Unclear requirements

Half the work is rework because nobody validated what should be built before starting. Engineers are guessing. Designers are iterating in a vacuum. PMs are playing telephone with stakeholders.

Process dysfunction

The team spends more time in meetings, handling interruptions, and dealing with organizational friction than actually building. More people just means more friction.

Wrong people

You don't need more people. You need different skills. Or better leadership. Or someone who can make decisions without forming a committee.
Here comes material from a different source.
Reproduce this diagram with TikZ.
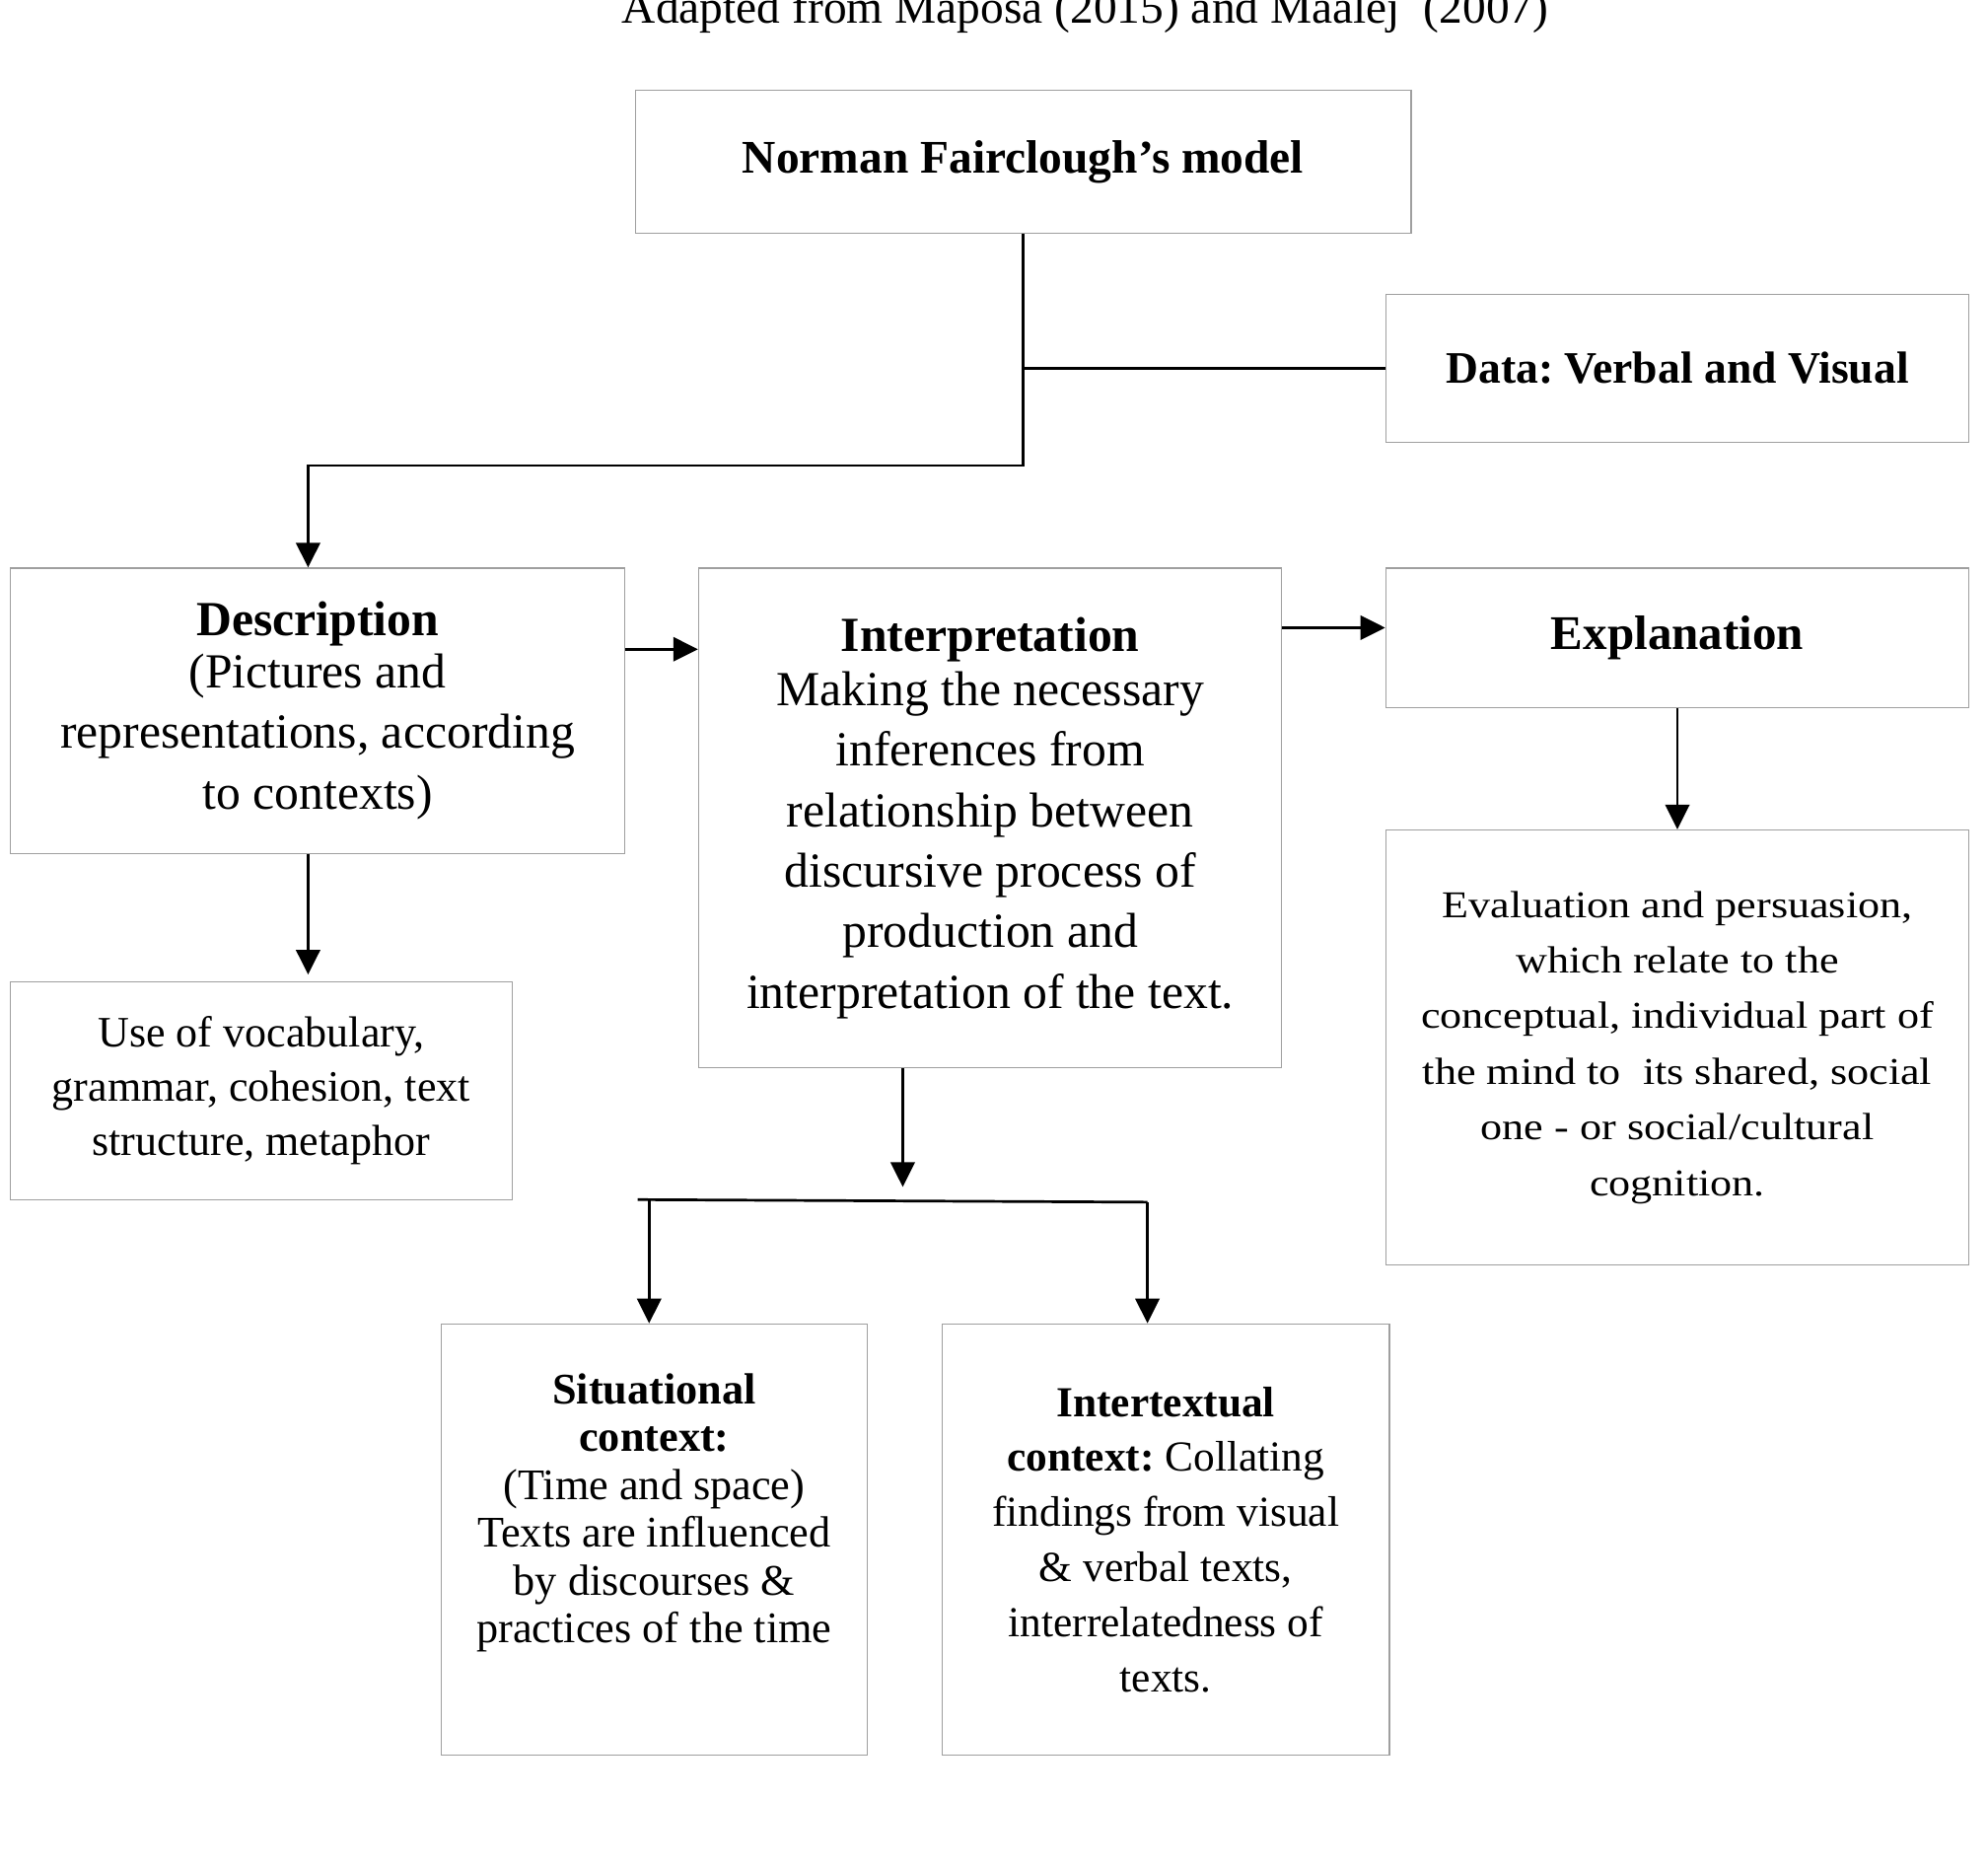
\documentclass[tikz,border=0pt]{standalone}
\usepackage{fontspec}
\setmainfont{Liberation Serif}
\newfontfamily\evalfont{Liberation Serif}[FakeStretch=1.15]
\usetikzlibrary{arrows.meta}
\frenchspacing

\tikzset{
    box/.style={draw=gray!75, line width=0.6pt, align=center, inner sep=0pt},
    link/.style={line width=1.2pt},
    arrowed/.style={link, -{Triangle[length=0.39cm, width=0.38cm]}},
}

\begin{document}
\begin{tikzpicture}[x=0.02cm, y=-0.02cm]
    \useasboundingbox (0,0) rectangle (1568,1474);
    \node[anchor=base, font=\fontsize{21}{25}\selectfont] (title) at (856,18)
        {Adapted from Maposa (2015) and Maalej\ \ (2007)};

    % top row
    \node[box, minimum width=12.24cm, minimum height=2.26cm, font=\fontsize{21}{25}\selectfont\bfseries]
        (norman) at (807,127.5) {Norman Fairclough’s model};
    \node[box, minimum width=9.2cm, minimum height=2.34cm, font=\fontsize{20.2}{24}\selectfont\bfseries]
        (data) at (1323,290.5) {Data: Verbal and Visual};

    % the three stages
    \node[box, minimum width=9.7cm, minimum height=4.5cm, font=\fontsize{22}{27.2}\selectfont]
        (desc) at (250.5,560.5)
        {\textbf{Description}\\[-4pt] (Pictures and\\ representations, according\\ to contexts)};
    \node[box, minimum width=9.2cm, minimum height=7.88cm, font=\fontsize{22}{27.2}\selectfont]
        (interp) at (781,645)
        {\textbf{Interpretation}\\[-2.8pt] Making the necessary\\ inferences from\\ relationship between\\
         discursive process of\\ production and\\ interpretation of the text.};
    \node[box, minimum width=9.2cm, minimum height=2.2cm, font=\fontsize{21.7}{26}\selectfont\bfseries]
        (expl) at (1323,503) {Explanation};

    % what each stage looks at
    \node[box, minimum width=7.92cm, minimum height=3.44cm, font=\fontsize{19.5}{24.4}\selectfont]
        (use) at (206,860) {Use of vocabulary,\\ grammar, cohesion, text\\ structure, metaphor};
    \node[box, minimum width=9.2cm, minimum height=6.86cm, font=\evalfont\fontsize{17}{25}\selectfont]
        (eval) at (1323,826)
        {Evaluation and persuasion,\\ which relate to the\\ conceptual, individual part of\\
         the mind to\ \ its shared, social\\ one - or social/cultural\\ cognition.};
    \node[box, minimum width=6.72cm, minimum height=6.8cm] (sit) at (516,1214) {};
    \node[align=center, inner sep=0pt, font=\fontsize{19.6}{21.5}\selectfont] (sit-text) at (516,1193)
        {\textbf{Situational}\\ \textbf{context:}\\ (Time and space)\\ Texts are influenced\\
         by discourses \&\\ practices of the time};
    \node[box, minimum width=7.06cm, minimum height=6.8cm, font=\fontsize{19.2}{24.7}\selectfont]
        (inter) at (919.5,1214)
        {\textbf{Intertextual}\\ \textbf{context:} Collating\\ findings from visual\\ \& verbal texts,\\
         interrelatedness of\\ texts.};

    % connectors
    \coordinate (desc-in) at ([xshift=-0.15cm]desc.north);
    \coordinate (desc-bend) at (desc-in |- 0,367);
    \coordinate (interp-out) at ([xshift=-1.38cm]interp.south);
    \coordinate (sit-in) at ([xshift=-0.08cm]sit.north);
    \coordinate (bar-l) at (503,946);
    \coordinate (bar-r) at (905,948);

    \draw[arrowed] (norman.south) |- (desc-bend) -- (desc-in);
    \draw[link] (norman.south |- data.west) -- (data.west);
    \draw[arrowed] (desc.east |- 0,512) -- (interp.west |- 0,512);
    \draw[arrowed] (interp.east |- 0,495) -- (expl.west |- 0,495);
    \draw[arrowed] (expl.south) -- (eval.north);
    \draw[arrowed, shorten >=0.1cm] (desc-in |- desc.south) -- (desc-in |- use.north);
    \draw[arrowed] (interp-out) -- (interp-out |- 0,936);
    \draw[link] (bar-l) -- (bar-r);
    \draw[arrowed] (sit-in |- bar-l) -- (sit-in);
    \draw[arrowed] (bar-r) -- (bar-r |- inter.north);
\end{tikzpicture}
\end{document}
Adding capacity to a broken process is like adding more lanes to a traffic jam caused by a car crash. You haven't fixed the problem—you've just made it bigger.

What Actually Works

Before you hire, try this:

1. Cut scope ruthlessly

Pick one thing. Ship it. Then pick the next thing. Stop pretending you can do everything at once.

2. Fix your process first

If onboarding takes weeks, fix that. If meetings eat half your day, fix that. If requirements are unclear, fix that. Scale a working system, not a broken one.

3. Get clarity on priorities

Not "top 5 priorities." One priority. The thing that matters most. Everything else waits.

4. Validate before you build

Stop building things nobody asked for. Spend a week prototyping and testing. Waste less time building the wrong thing.

5. Improve decision-making

Half the delays aren't about capacity—they're about decisions getting stuck in limbo. Clarify who decides what, and empower them to move.

Only after you've done all that should you consider hiring.

When Hiring Actually Makes Sense

Don't get me wrong—sometimes you genuinely need more people. But it's only the right move when:

  • You have a working system that's constrained by capacity, not dysfunction
  • You have clear priorities and everyone knows what they're building and why
  • You have a validated problem worth scaling a team around
  • You can onboard effectively without grinding your best people to a halt
  • You know exactly what role you need and why

If you can't check all those boxes, hiring won't solve your problem. It'll just make it more expensive.

The Alternative

Instead of scaling your team, consider scaling your leverage:

  • Fractional leadership that brings clarity without full-time overhead
  • Targeted expertise for the specific gap you have (not warm bodies)
  • Process improvements that let your current team move 2x faster
  • Better prioritization so you're building fewer things, but the right things

Sometimes the solution isn't more people. It's better direction.


The bottom line: Hiring is expensive, slow, and risky. Before you scale your team, make sure you're not just scaling your problems. Fix the system first. Then scale what works.